Credit Counseling vs. Debt Settlement – Direct Comparison


Now that you know a little more about each of these types of debt relief, let’s look at credit counseling vs. debt settlement directly. This point-by-point breakdown may help you bring the right choice into clearer focus.

  • Consumer credit counseling providers are usually part of a non-profit organization. Debt settlement providers generally charge for their services, although they typically do not do so until after services are successfully rendered.
  • Credit counselors offer advice on money management and help you create a plan of action for paying down your debt in a way that works for you. Debt settlement organizations typically offer an arrangement with creditors and debt collectors on your behalf.
  • While debt settlement companies typically advise consumers to cease repayment of their debts while an agreement for debt relief is in the works with creditors and collection agencies, credit counselors do not. Credit counselors will advise clients to continue their repayment as normal until creditors can be reached for negotiation for lower, slower, or otherwise more manageable payments.
  • Debt settlement companies may pay your debts down in a large lump sum, with you then becoming responsible for monthly repayment to the debt relief company – or which you are completely responsible for saving for in the first place. Credit counselors do not do this – in fact, they may not even negotiate any kind of debt forgiveness at all – but rather help you to talk to your creditors about lowering your monthly payments to a lower, more manageable rate.
  • While the repayment plans made with the help of credit counselors don’t generally have any impact on your taxes, debt relief may be taxable.
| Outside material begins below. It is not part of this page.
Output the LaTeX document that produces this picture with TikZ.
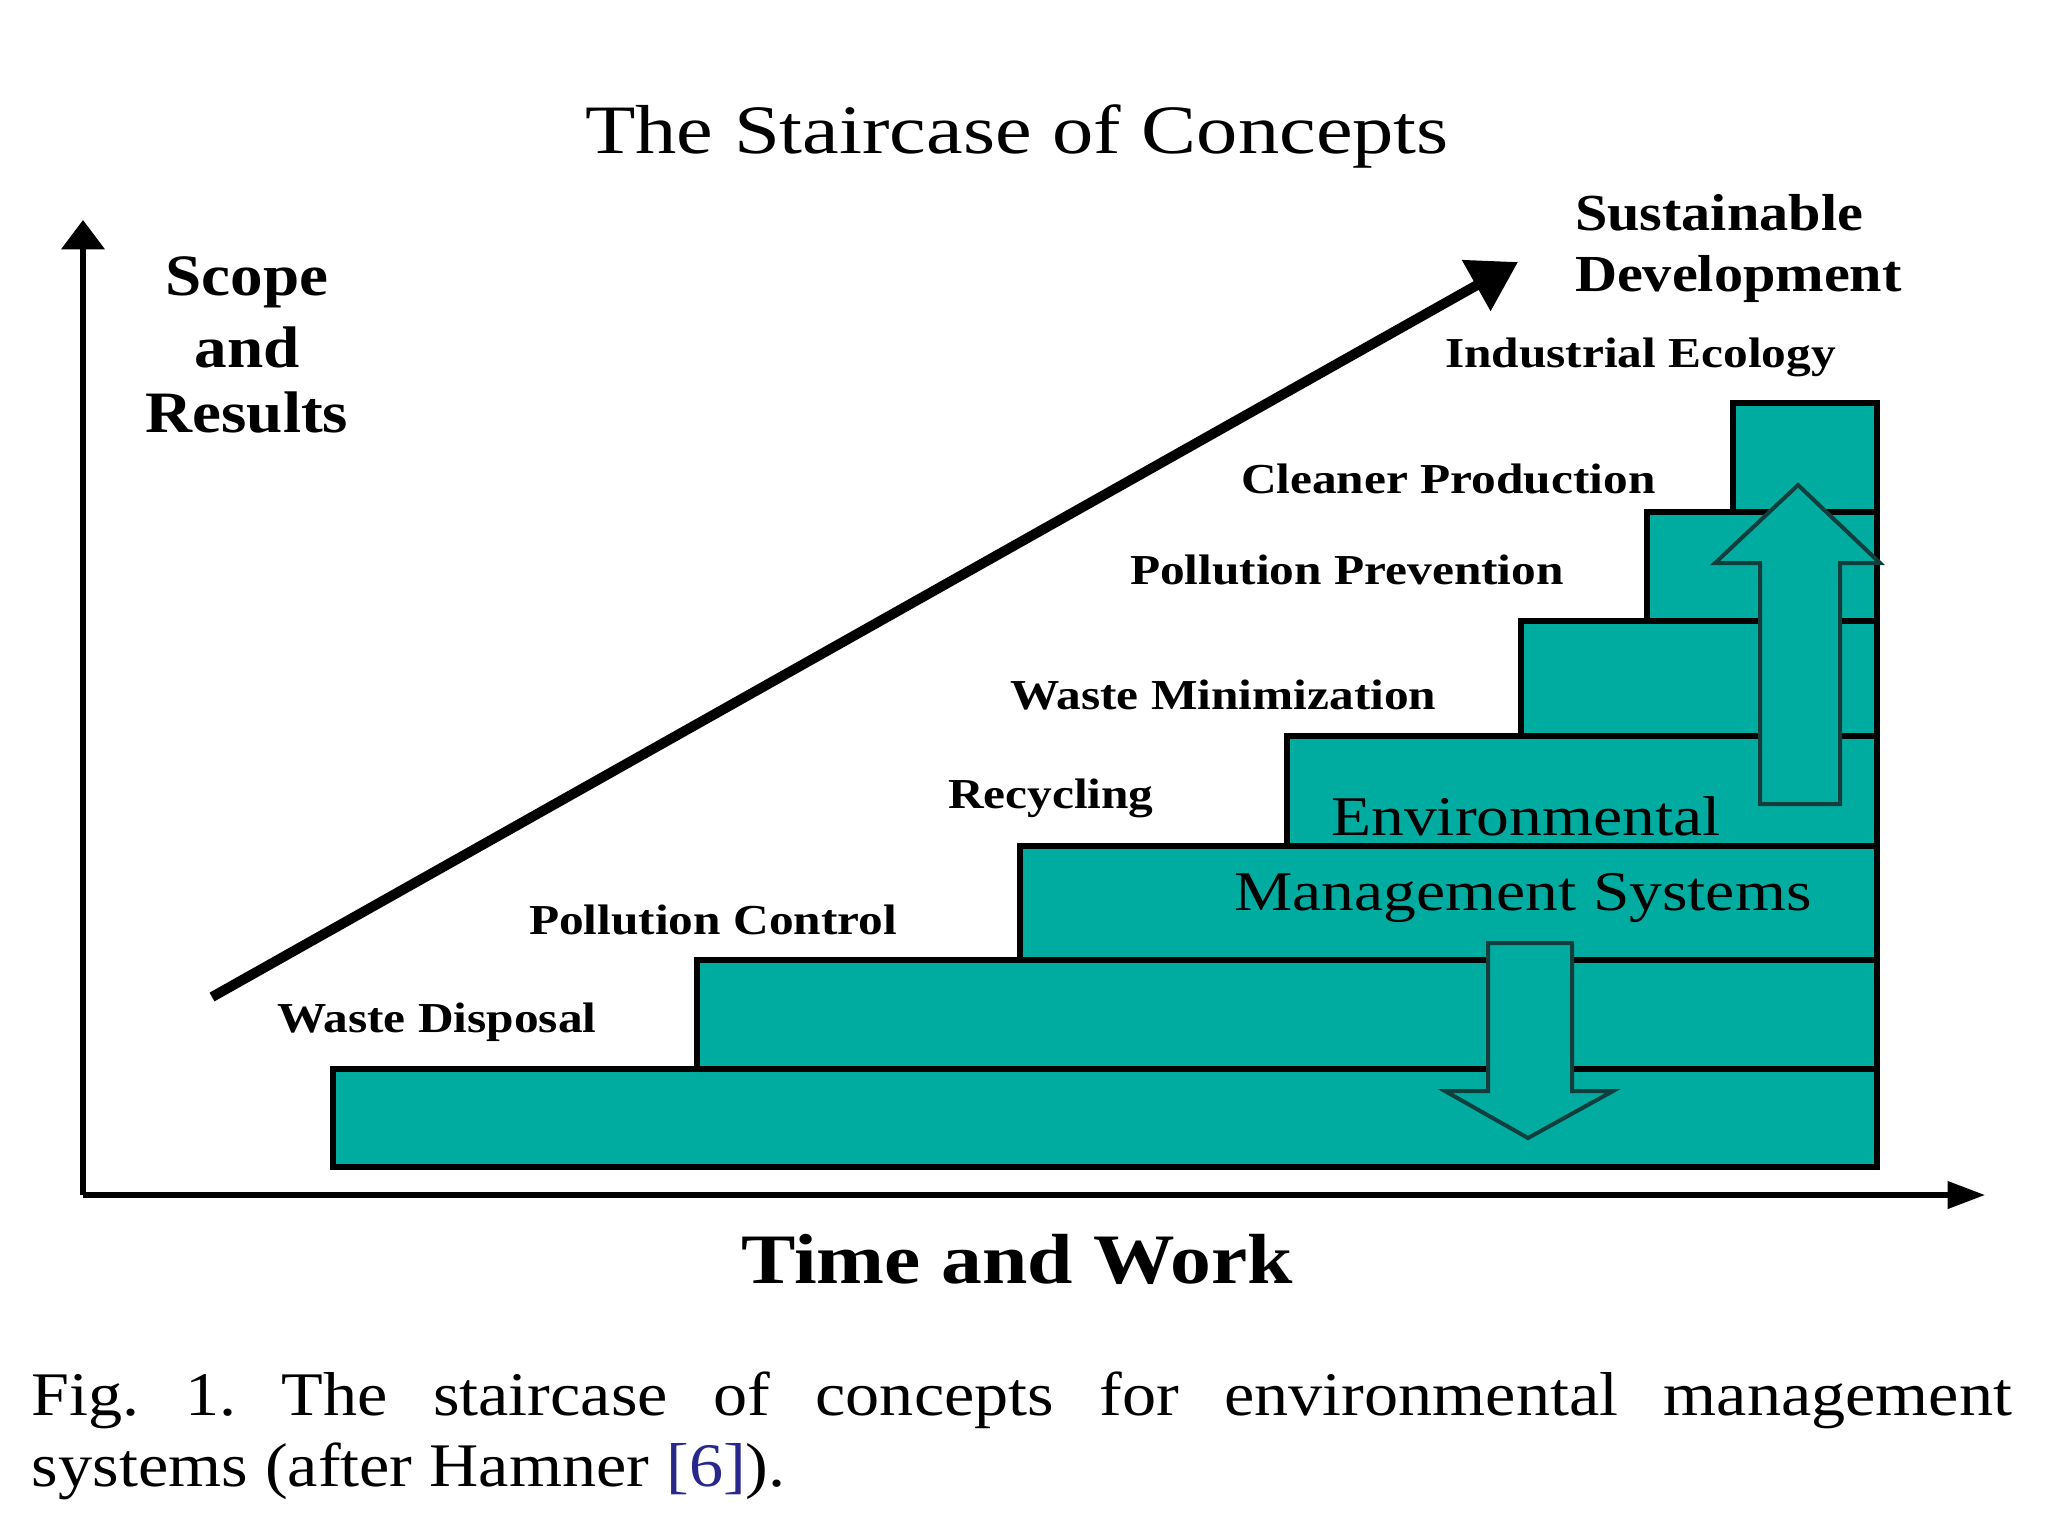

After careful consideration, the most important thing to remember is this: when it comes to credit counseling vs. debt settlement, neither can rid you entirely of the debt you have. If you do not make enough money or have enough assets to repay your debt – even once payments are negotiated down or overall debt is reduced – your best bet may be an entirely different avenue. Options such as bankruptcy may be in order if these descriptors sound like your situation. Regardless of what you choose, the best decision you can make is to move forward with thought and care – and consult financial legal professional, if you feel unsure. After all, this is your financial future you’re dealing with. Don’t leave it to chance.